ダイナミック・ゼロコロナへの転換

ダイナミック・ゼロコロナとは?

11月2日、中国国家衛生健康委員会で開催された、第20回中国共産党代表大会に関する集団学習会では、「ダイナミック・ゼロコロナ」を堅持し、最小の範囲、最短の時間、最低のコストで新型コロナ感染拡大を抑え込むよう求めた。これは、中央当局の意向を地方や下部組織に伝達浸透させるもので、よく読むと、感染抑制のために実施する措置が度を超えて、経済活動の妨げにならないようにするべきとの方針転換が見える。
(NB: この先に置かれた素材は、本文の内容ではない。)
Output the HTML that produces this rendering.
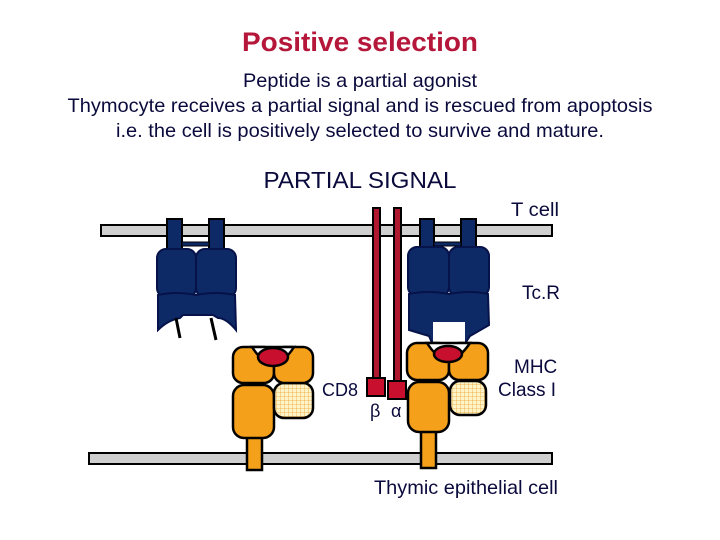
<!DOCTYPE html>
<html><head><style>
html,body{margin:0;padding:0;background:#fff;}
svg{display:block;}
text{font-family:"Liberation Sans",Arial,sans-serif;fill:#0a0a3c;}
</style></head><body>
<svg width="720" height="540" viewBox="0 0 720 540" xmlns="http://www.w3.org/2000/svg">
<defs>
<pattern id="g" width="4" height="4" patternUnits="userSpaceOnUse">
<rect width="4" height="4" fill="#fff3c8"/>
<path d="M0 0H4M0 0V4" stroke="#e8a838" stroke-width="0.8"/>
</pattern>
</defs>
<text x="360" y="51" text-anchor="middle" font-size="27" font-weight="bold" style="fill:#b5173b" textLength="236" lengthAdjust="spacingAndGlyphs">Positive selection</text>
<text x="360" y="87" text-anchor="middle" font-size="19.5" textLength="234" lengthAdjust="spacingAndGlyphs">Peptide is a partial agonist</text>
<text x="360" y="112" text-anchor="middle" font-size="19.5" textLength="585" lengthAdjust="spacingAndGlyphs">Thymocyte receives a partial signal and is rescued from apoptosis</text>
<text x="360" y="137" text-anchor="middle" font-size="19.5" textLength="488" lengthAdjust="spacingAndGlyphs">i.e. the cell is positively selected to survive and mature.</text>
<text x="360" y="188" text-anchor="middle" font-size="23" textLength="193" lengthAdjust="spacingAndGlyphs">PARTIAL SIGNAL</text>
<text x="511" y="216" font-size="19" textLength="48" lengthAdjust="spacingAndGlyphs">T cell</text>
<text x="522" y="299" font-size="19">Tc.R</text>
<text x="514" y="373" font-size="19">MHC</text>
<text x="498" y="396" font-size="19">Class I</text>
<text x="322" y="396" font-size="18">CD8</text>
<text x="374" y="494" font-size="19.5" textLength="184" lengthAdjust="spacingAndGlyphs">Thymic epithelial cell</text>
<text x="370" y="417" font-size="18" font-family="DejaVu Serif,serif">β</text>
<text x="391" y="417" font-size="18" font-family="DejaVu Serif,serif">α</text>

<rect x="101" y="225" width="451" height="11" fill="#cfcfcf" stroke="#000" stroke-width="2"/>
<rect x="89" y="453" width="463" height="11" fill="#cfcfcf" stroke="#000" stroke-width="2"/>

<rect x="373" y="208" width="7" height="172" fill="#b01830" stroke="#000" stroke-width="2"/>
<rect x="394" y="208" width="7" height="182" fill="#b01830" stroke="#000" stroke-width="2"/>
<rect x="367" y="378" width="18" height="18" fill="#c8102e" stroke="#000" stroke-width="2"/>
<rect x="388" y="381" width="18" height="18" fill="#c8102e" stroke="#000" stroke-width="2"/>

<g stroke="#000" stroke-width="2" fill="#0e2a66">
<rect x="167" y="219" width="15" height="32"/>
<rect x="209" y="219" width="15" height="32"/>
<rect x="182" y="242" width="27" height="4" stroke-width="1"/>
<rect x="157" y="249" width="39" height="48" rx="9" stroke="#06124a"/>
<rect x="196" y="249" width="40" height="48" rx="9" stroke="#06124a"/>
<path d="M158 295 Q176 291 196 295 Q216 291 235 295 L236 330 Q226 318 218 318 L213 315 L183 315 L180 318 Q168 320 158 330 Z" stroke="#06124a"/>
<path d="M176 318 L180 338 M211 318 L216 340" stroke="#000" stroke-width="3"/>
</g>
<g stroke="#000" stroke-width="2" fill="#0e2a66">
<rect x="420" y="219" width="14" height="32"/>
<rect x="461" y="219" width="15" height="32"/>
<rect x="434" y="242" width="27" height="4" stroke-width="1"/>
<rect x="408" y="247" width="41" height="49" rx="9" stroke="#06124a"/>
<rect x="449" y="247" width="40" height="49" rx="9" stroke="#06124a"/>
<path d="M409 294 Q428 290 449 294 Q470 290 488 294 L489 325 L470 336 L464 345 L433 345 L429 336 L409 330 Z" stroke="#06124a"/>
<rect x="433" y="322" width="32" height="22" fill="#fff" stroke="none"/>
</g>

<g stroke="#000" stroke-width="2.5">
<rect x="247" y="432" width="15" height="38" fill="#f5a01a"/>
<rect x="233" y="385" width="41" height="53" rx="11" fill="#f5a01a"/>
<rect x="274" y="383" width="39" height="35" rx="10" fill="url(#g)"/>
<rect x="233" y="347" width="41" height="36" rx="10" fill="#f5a01a"/>
<rect x="274" y="347" width="39" height="36" rx="10" fill="#f5a01a"/>
<path d="M252 347 Q273 380 294 347 Z" fill="#fff"/>
<ellipse cx="273" cy="357" rx="15" ry="9" fill="#c8102e"/>
</g>
<g stroke="#000" stroke-width="2.5">
<rect x="421" y="428" width="15" height="40" fill="#f5a01a"/>
<rect x="408" y="382" width="41" height="50" rx="11" fill="#f5a01a"/>
<rect x="450" y="381" width="36" height="34" rx="10" fill="url(#g)"/>
<rect x="407" y="343" width="42" height="37" rx="10" fill="#f5a01a"/>
<rect x="449" y="343" width="39" height="37" rx="10" fill="#f5a01a"/>
<path d="M427 343 Q448 376 470 343 Z" fill="#fff"/>
<ellipse cx="448" cy="354" rx="14" ry="8" fill="#c8102e"/>
</g>
</svg>
</body></html>
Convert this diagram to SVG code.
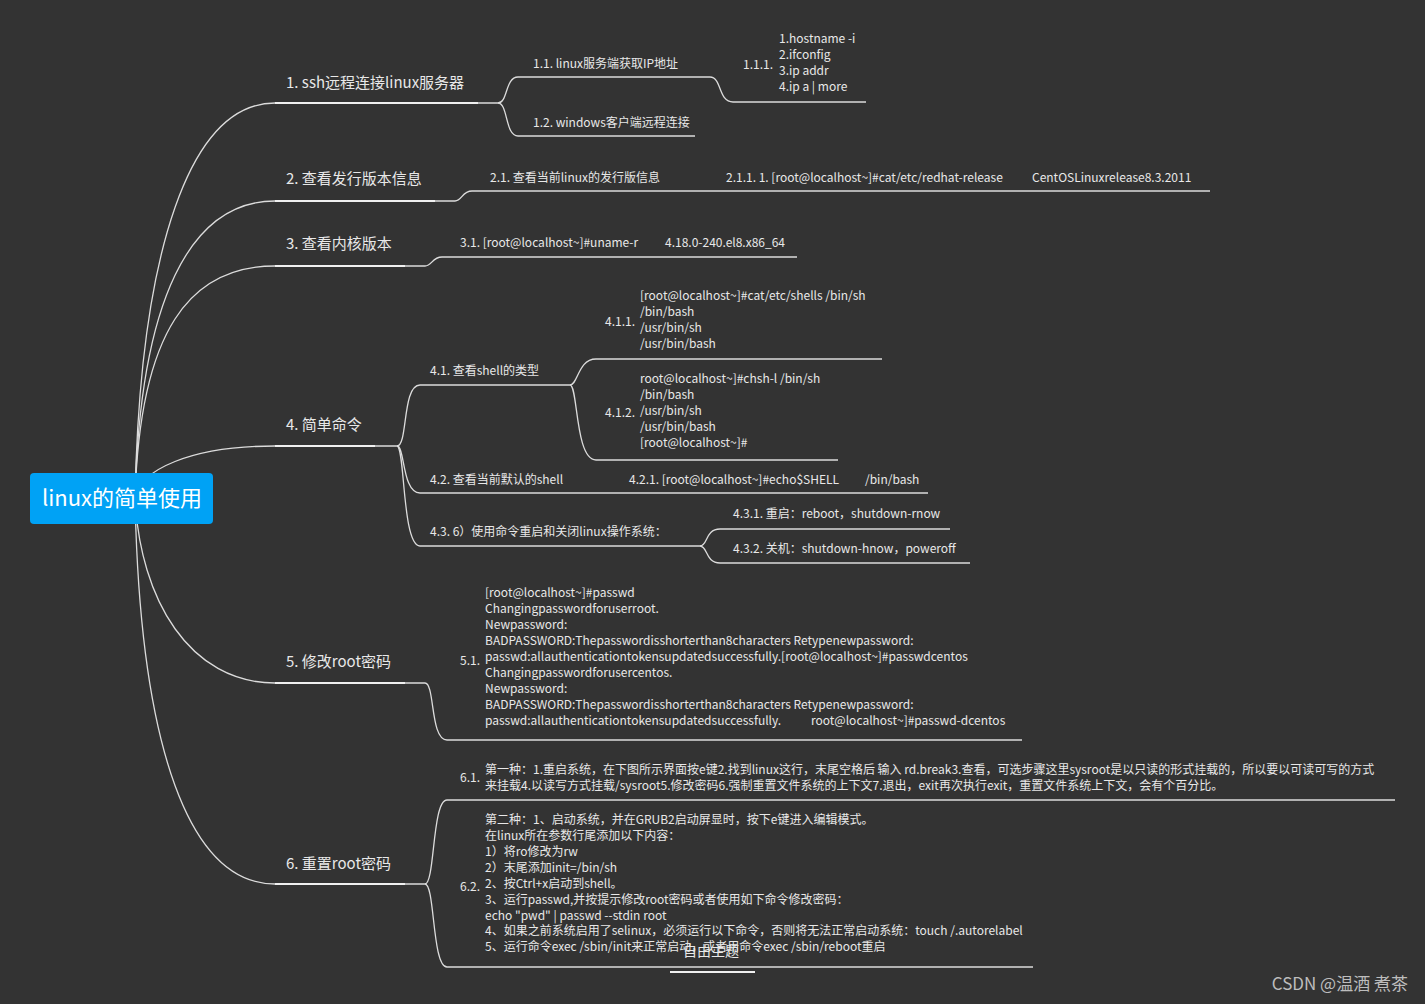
<svg xmlns="http://www.w3.org/2000/svg" width="1425" height="1004" viewBox="0 0 1425 1004">
<style>
text{font-family:"Microsoft YaHei","Noto Sans CJK SC",sans-serif;fill:#e8e8e8}
.l1{font-size:15px}
.s{font-size:12px}
.c{fill:none;stroke:#dcdcdc;stroke-width:1.3}
.u1{fill:none;stroke:#f0f0f0;stroke-width:2.2}
</style>
<rect width="1425" height="1004" fill="#333333"/>
<g id="connectors">
<path class="c" d="M135,498 C140,250 190,103 275,103"/>
<path class="c" d="M135,498 C140,300 190,201 275,201"/>
<path class="c" d="M135,498 C140,330 190,266 275,266"/>
<path class="c" d="M135,498 C140,470 190,446 275,446"/>
<path class="c" d="M135,498 C140,600 190,683 275,683"/>
<path class="c" d="M135,498 C140,750 190,884 275,884"/>
<path class="u1" d="M275,103H478M275,201H435M275,266H405M275,446H375M275,683H405M275,884H405"/>
<path class="c" d="M478,103H498 C508,103 505,77 518,77H710 C722,77 718,102 733,102H866"/>
<path class="c" d="M498,103 C508,103 505,136 518,136H695"/>
<path class="c" d="M435,201H455 C462,201 462,191 472,191H1210"/>
<path class="c" d="M405,266H425 C432,266 432,257 442,257H797"/>
<path class="c" d="M375,446H397 C408,446 402,385 420,385H570"/>
<path class="c" d="M397,446 C405,446 402,493 420,493H928"/>
<path class="c" d="M397,446 C405,446 402,546 420,546H680"/>
<path class="c" d="M570,385 C578,385 578,359 596,359H882"/>
<path class="c" d="M570,385 C578,385 575,460 596,460H838"/>
<path class="c" d="M680,546H700 C708,546 705,529 720,529H950"/>
<path class="c" d="M700,546 C708,546 705,563 720,563H970"/>
<path class="c" d="M405,683H425 C435,683 430,740 447,740H1022"/>
<path class="c" d="M405,884H425 C435,884 432,800 447,800H1395"/>
<path class="c" d="M425,884 C435,884 432,967 447,967H1033"/>
<path class="u1" d="M670,972H755"/>
</g>
<g id="root"><rect x="30" y="473" width="183" height="51" rx="4" fill="#00a2f5"/><text x="122" y="506" font-size="22" text-anchor="middle" style="fill:#fff">linux的简单使用</text></g>
<g id="n1"><text class="l1" x="286" y="88">1. ssh远程连接linux服务器</text></g>
<g id="n11"><text class="s" x="533" y="68">1.1. linux服务端获取IP地址</text></g>
<g id="n111"><text class="s" x="743" y="69">1.1.1.</text><text class="s" x="779" y="43">1.hostname -i</text><text class="s" x="779" y="59">2.ifconfig</text><text class="s" x="779" y="75">3.ip addr</text><text class="s" x="779" y="91">4.ip a | more</text></g>
<g id="n12"><text class="s" x="533" y="127">1.2. windows客户端远程连接</text></g>
<g id="n2"><text class="l1" x="286" y="184">2. 查看发行版本信息</text></g>
<g id="n21"><text class="s" x="490" y="182">2.1. 查看当前linux的发行版信息</text></g>
<g id="n211"><text class="s" x="726" y="182">2.1.1. 1. [root@localhost~]#cat/etc/redhat-release</text><text class="s" x="1032" y="182">CentOSLinuxrelease8.3.2011</text></g>
<g id="n3"><text class="l1" x="286" y="249">3. 查看内核版本</text></g>
<g id="n31"><text class="s" x="460" y="247">3.1. [root@localhost~]#uname-r</text><text class="s" x="665" y="247">4.18.0-240.el8.x86_64</text></g>
<g id="n4"><text class="l1" x="286" y="430">4. 简单命令</text></g>
<g id="n41"><text class="s" x="430" y="375">4.1. 查看shell的类型</text></g>
<g id="n411"><text class="s" x="605" y="326">4.1.1.</text><text class="s" x="640" y="300">[root@localhost~]#cat/etc/shells /bin/sh</text><text class="s" x="640" y="316">/bin/bash</text><text class="s" x="640" y="332">/usr/bin/sh</text><text class="s" x="640" y="348">/usr/bin/bash</text></g>
<g id="n412"><text class="s" x="605" y="417">4.1.2.</text><text class="s" x="640" y="383">root@localhost~]#chsh-l /bin/sh</text><text class="s" x="640" y="399">/bin/bash</text><text class="s" x="640" y="415">/usr/bin/sh</text><text class="s" x="640" y="431">/usr/bin/bash</text><text class="s" x="640" y="447">[root@localhost~]#</text></g>
<g id="n42"><text class="s" x="430" y="484">4.2. 查看当前默认的shell</text></g>
<g id="n421"><text class="s" x="629" y="484">4.2.1. [root@localhost~]#echo$SHELL</text><text class="s" x="865" y="484">/bin/bash</text></g>
<g id="n43"><text class="s" x="430" y="536">4.3. 6）使用命令重启和关闭linux操作系统：</text></g>
<g id="n431"><text class="s" x="733" y="518">4.3.1. 重启：reboot，shutdown-rnow</text></g>
<g id="n432"><text class="s" x="733" y="553">4.3.2. 关机：shutdown-hnow，poweroff</text></g>
<g id="n5"><text class="l1" x="286" y="667">5. 修改root密码</text></g>
<g id="n51"><text class="s" x="460" y="665">5.1.</text>
<text class="s" x="485" y="597">[root@localhost~]#passwd</text>
<text class="s" x="485" y="613">Changingpasswordforuserroot.</text>
<text class="s" x="485" y="629">Newpassword:</text>
<text class="s" x="485" y="645">BADPASSWORD:Thepasswordisshorterthan8characters Retypenewpassword:</text>
<text class="s" x="485" y="661">passwd:allauthenticationtokensupdatedsuccessfully.[root@localhost~]#passwdcentos</text>
<text class="s" x="485" y="677">Changingpasswordforusercentos.</text>
<text class="s" x="485" y="693">Newpassword:</text>
<text class="s" x="485" y="709">BADPASSWORD:Thepasswordisshorterthan8characters Retypenewpassword:</text>
<text class="s" x="485" y="725">passwd:allauthenticationtokensupdatedsuccessfully.</text><text class="s" x="811" y="725">root@localhost~]#passwd-dcentos</text></g>
<g id="n6"><text class="l1" x="286" y="869">6. 重置root密码</text></g>
<g id="n61"><text class="s" x="460" y="782">6.1.</text>
<text class="s" x="485" y="774">第一种：1.重启系统，在下图所示界面按e键2.找到linux这行，末尾空格后 输入 rd.break3.查看，可选步骤这里sysroot是以只读的形式挂载的，所以要以可读可写的方式</text>
<text class="s" x="485" y="790">来挂载4.以读写方式挂载/sysroot5.修改密码6.强制重置文件系统的上下文7.退出，exit再次执行exit，重置文件系统上下文，会有个百分比。</text></g>
<g id="n62"><text class="s" x="460" y="891">6.2.</text>
<text class="s" x="485" y="824">第二种：1、启动系统，并在GRUB2启动屏显时，按下e键进入编辑模式。</text>
<text class="s" x="485" y="840">在linux所在参数行尾添加以下内容：</text>
<text class="s" x="485" y="856">1）将ro修改为rw</text>
<text class="s" x="485" y="872">2）末尾添加init=/bin/sh</text>
<text class="s" x="485" y="888">2、按Ctrl+x启动到shell。</text>
<text class="s" x="485" y="904">3、运行passwd,并按提示修改root密码或者使用如下命令修改密码：</text>
<text class="s" x="485" y="920">echo "pwd" | passwd --stdin root</text>
<text class="s" x="485" y="935">4、如果之前系统启用了selinux，必须运行以下命令，否则将无法正常启动系统：touch /.autorelabel</text>
<text class="s" x="485" y="951">5、运行命令exec /sbin/init来正常启动，或者用命令exec /sbin/reboot重启</text></g>
<g id="free"><text x="683" y="956" font-size="14">自由主题</text></g>
<text x="1408" y="990" font-size="17" text-anchor="end" style="fill:#bdbdbd">CSDN @温酒 煮茶</text>
</svg>
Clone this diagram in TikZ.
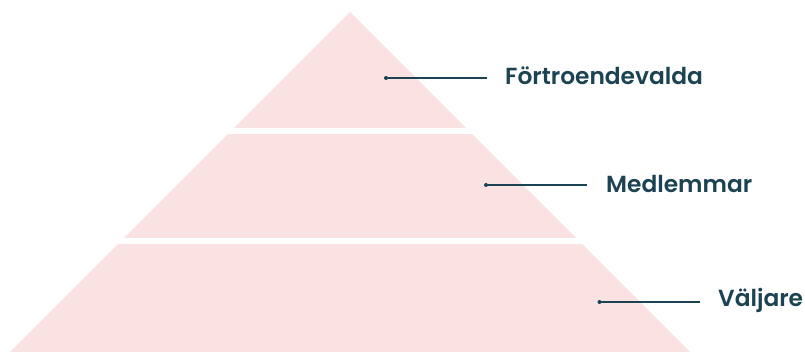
\documentclass[tikz,border=0pt]{standalone}
\usepackage{fontspec}
\newfontfamily\labelfont{Poppins}[BoldFont=* SemiBold]
\definecolor{pyrpink}{RGB}{250,226,226}
\definecolor{labteal}{RGB}{27,67,83}
\begin{document}
\begin{tikzpicture}[x=1pt,y=-1pt,
  band/.style={fill=pyrpink,draw=none},
  gap/.style={fill=white,draw=none},
  leader/.style={draw=labteal,line width=1.1pt},
  dotmark/.style={circle,fill=labteal,inner sep=0pt,minimum size=4pt},
  lab/.style={font=\labelfont\bfseries\fontsize{23.3}{26}\selectfont,text=labteal,anchor=west,inner sep=0pt}]
\useasboundingbox (0,0) rectangle (805,352);
\fill[white] (0,0) rectangle (805,352);
% pyramid
\path[band] (350,12) -- (690,352) -- (10,352) -- cycle;
\path[gap] (0,127.7) rectangle (805,134);
\path[gap] (0,237.7) rectangle (805,244.3);
% leaders
\node[dotmark] (d1) at (386,78) {};
\coordinate (e1) at (487,78);
\node[dotmark] (d2) at (486,185) {};
\coordinate (e2) at (587,185);
\node[dotmark] (d3) at (599.5,302) {};
\coordinate (e3) at (700,302);
\draw[leader] (d1.center) -- (e1);
\draw[leader] (d2.center) -- (e2);
\draw[leader] (d3.center) -- (e3);
\node[lab] (t1) at (505,76) {Förtroendevalda};
\node[lab] (t2) at (606,184) {Medlemmar};
\node[lab] (t3) at (718,300) {Väljare};
\end{tikzpicture}
\end{document}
実際に、中国保健当局は11月11日、新型コロナウイルス感染対策を隔離期間の短縮を含み一部緩和した。濃厚接触者と入国者の隔離期間を、集中隔離期間が7日間から5日間に2日間短縮した。集中隔離期間後の自宅隔離期間3日間は変わらないとした。また、感染者を搭乗させた航空会社への罰則(サーキットブレーカー)を廃止した。その他には、「二次接触者」の特定も中止し、感染リスク地区の分類も従来の「高」「中」「低」から「高」と「低」に簡素化して、行動規制を適用する範囲を小さくし、影響範囲の人数を最小限に抑えるという。また、同委員会はワクチン接種の拡大を加速する計画も発表した。

ゼロコロナとは異なる「ダイナミック・ゼロコロナ」

日本のメディアは、10日に開催された中央政治局常務委員会での「ダイナミック・ゼロコロナ」政策を堅持するとした決定の内容を、ゼロコロナ政策の堅持として報じたが、全くの誤報であった。常務委員会では、中国の最高指導部は、より的を絞った新型コロナウイルス対策を講じるよう求め、地方当局が防疫措置を講じる場合には、工場の生産停止、交通機関の運行停止などを含めた制限措置を認めないことが表明されており、これは、前述2日の中国国家衛生健康委員会での内容に符合する。今後は、厳格な行動制限を強いるゼロコロナ政策とは一線を画すものダイナミック・ゼロコロナ政策」が運用されていくということのようだ。

なお、中国政府当局や中国の防疫対応に携わる専門家の説明によると、「ダイナミック・ゼロコロナ」とは国内の「感染者の発生をゼロにする」ものではなく、感染者の能動的かつ迅速な発見を行い、感染者に対して速やかに疫学的調査、診断、隔離、治療を行い、コミュニティー内で持続的に感染が広がることを防ぐ防疫戦略であるという。

足元の中国経済の状況は厳しい

中国経済の成長率見通しは、2022年、政府目標の5.5%前後に対して、3.0%台前半に低下している。2023年前半には、さすがに国境を再開すると見込まれているが、2023年~2024年いずれの経済成長も5.0%を下回る予想が増え、厳しい見方が増えている。中国新指導部は、経済成長という重い課題に、取り組むことになる。

ただ、足元では中国の新規感染者は急拡大しており、昨日時点の新規陽性者(無症状者含む)は今年4月以来となる計10,000人を突破したことは気がかりな材料であることに変わりはない。